O monte, vamos ao Monte passar o Natal, diziam-me os meus pais. E eu estremecia perante o percurso a trilhar para lá chegar. Um caminho feito horas pela berma do canal, por veredas ladeadas por pinheiros e eucaliptos com os fetos abraçados aos troncos. E o verde confundia-se, aqui e além, com o azul o Rio. Sim, o meu Rio era azul. Uma jornada difícil! Não havia alternativa. O Monte ainda não se tinha rendido à civilização. Orgulhava-se de olhar magnificamente para o Sado e altaneiro para a cidade que, na outra margem, se insinua vitoriosa. O fim do mundo, alcunha que detestava, estava mesmo ali, no estuário do Sado. No entanto, a lembrança do rio, dos golfinhos, dos caranguejos, da batata-doce, do berbigão e do pão faziam-me transpor os obstáculos com alguma agilidade. Grandioso aquele pão! Uma fatia barrada com água-mel faria qualquer citadino crer na verdade do néctar celestial. O Monte ... bravo no apelido da família, bravo na escassez de riqueza, bravo nos acessos, bravo nas piteiras fartas em figos, bravo por se afirmar na diferença de outro qualquer lugar, bravo pela dureza que impunha aos que lá viviam, bravo porque único. Um nome próprio como a gramática nos ensina. Único, próprio e admiravelmente singular. Na minha cabeça o Monte ainda existe ... com tudo o que ele tinha. Os meus avós, a fonte, a horta, a praia e os caranguejos ... a minha cabeça não quer creditar que sobre a areia, a praia... que tudo já se cumpriu. O Monte morreu à medida que as pessoas morreram também.

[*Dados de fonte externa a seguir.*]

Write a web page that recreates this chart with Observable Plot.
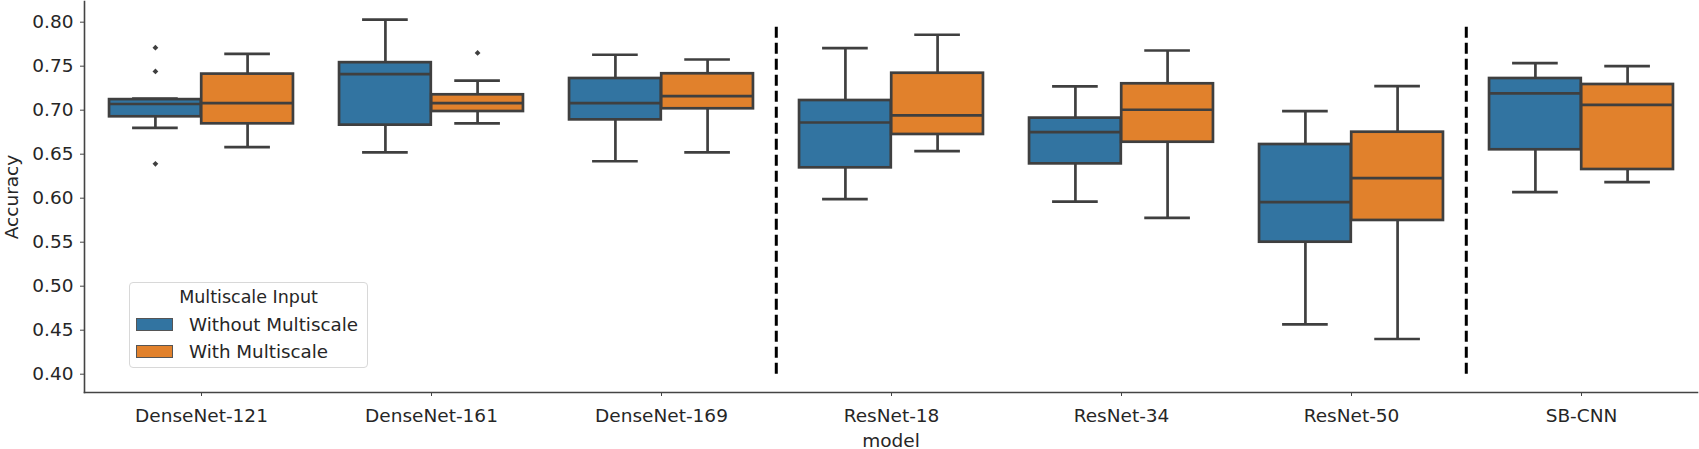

E eu deixei de ter local para passar o Natal. O meu avô não toca concertina, a minha avó não vai comprar o pão… e os meus pais já não me dizem “Vamos ao Monte, neste Natal!” . O Monte morreu... e é com palavras que eu ressuscito aquela paisagem. O rio ainda existe e ainda é azul. Só que mais pardacento...
Escrevi este texto há quase um ano, quando me iniciei nesta "coisa" dos Blogues. Porque é Natal, ressuscitei-o.
Se escrevo o que sinto é porque assim diminuo a febre de sentir. O que confesso não tem importância, pois nada tem importância. Faço paisagens com o que sinto.